“How much sorrow can one man have to bear? As much as a river of spring water flowing east.”
These are the opening and closing lines to Cai Chusheng and Zheng Junli’s The Spring River Flows East (also known as The Tears of the Yangtse) (1947), an epic family saga that is covered in two distinct chapters, ‘Eight War Torn Years’ and ‘The Dawn’, both of which can be viewed as 2 separate films as the total running time comes to 179 minutes (each part is similar in length). Following it from beginning to end these lines ring true throughout the film. It follows struggles that any contemporary Chinese viewer would have been able to relate to. The period the film mostly covers the Second World War period (which for the Chinese began in 1931 with the Japanese invasion of Manchuria). The Japanese arguably treated the Chinese with more disdain and hardship than any others peoples they conquered. The film begins in 1931 shortly after the Mukden Incident when the Japanese staged a terror attack as a pretext to invade Japan when a young worker in a textile factory, Zhongliang meets and falls in love with Sufen, a teacher who lectures workers at the factory. Shortly after they marry they have a son. Sufen becomes involved in insurgent activity. The invasion and control by the Japanese increases with an escalation of reprisals against insurgents. As the Japanese invade Shanghai and the terror continues, Zhongliang becomes separated from his family. He makes his way to the relative safety of Chungking while Sufen remains in Shanghai. There the family’s hardship increases where they are forced into hardship and imprisoned by the Japanese. Eventually Zhongliang’s father is hung in front of the rest of the family. Meanwhile, Zhongliang, in his own head believing that his wife and child have been killed meets Wang Lizhen, the daughter of a business magnate and settles down to a comfortable bourgeois life while his wife is living in poverty.

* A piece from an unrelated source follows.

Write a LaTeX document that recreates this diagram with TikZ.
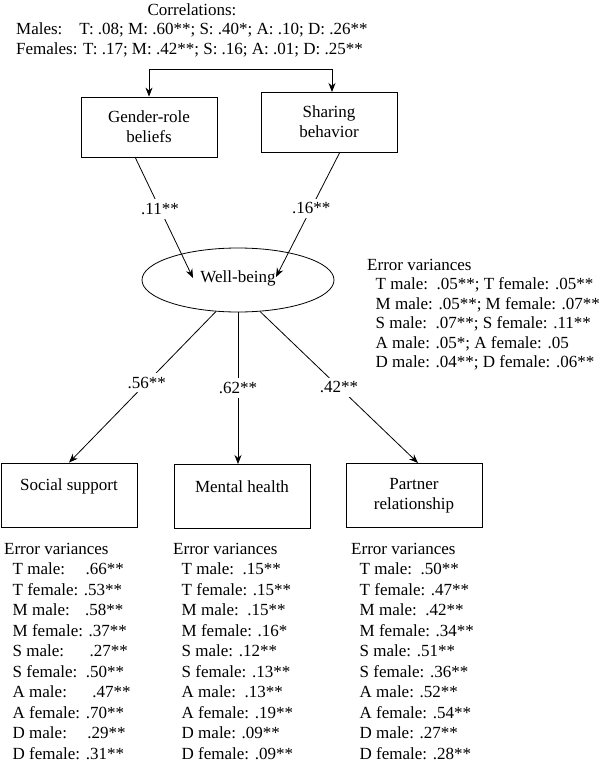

A couple of years ago BFI released a strong example of early post World War Chinese cinema, Mei Wu’s Spring in a Small Town (1948). In April BFI will be releasing another film from early Chinese cinema, Wu Yonggang’s The Challenge (1948), an even earlier film dating from 1934. These releases highlight an almost forgotten period in world cinema. Since the 1980s Chinese cinema has enjoyed some international critical success. In the 1960s a number of well made martial-arts films, even though most of these films were made in the autonomous Hong Kong. However, earlier than this Chinese cinema was pretty much finished for a number of years after the Peoples Revolution in China in 1949 and therefore it is welcome to see the release of many of these films that pre-date Maoist China.
The Spring River Flows East is a harsh film – there is no happy ending here and, as already mentioned it would have resonated strongly with a contemporary audience on its release. A more recent film, The City of Life and Death (2009), following the so-called Rape of Nanjing highlights further the terrible conditions the Chinese suffered under the Japanese. Therefore, the lack of faith, hope and the irony of war does not allow for a happy ending being that this film was made such a short time after the horrors (and just before new ones). The film was newly restored by the China Film Archive and is now the first time that it has been seen or released in the UK. The sound quality of the film is not great, but it’s drama is outstanding and quite a revelation for a film so little seen in the West.
The only extra on the disc is a 1 minute film of the ancient city of Chungking filmed in 1930.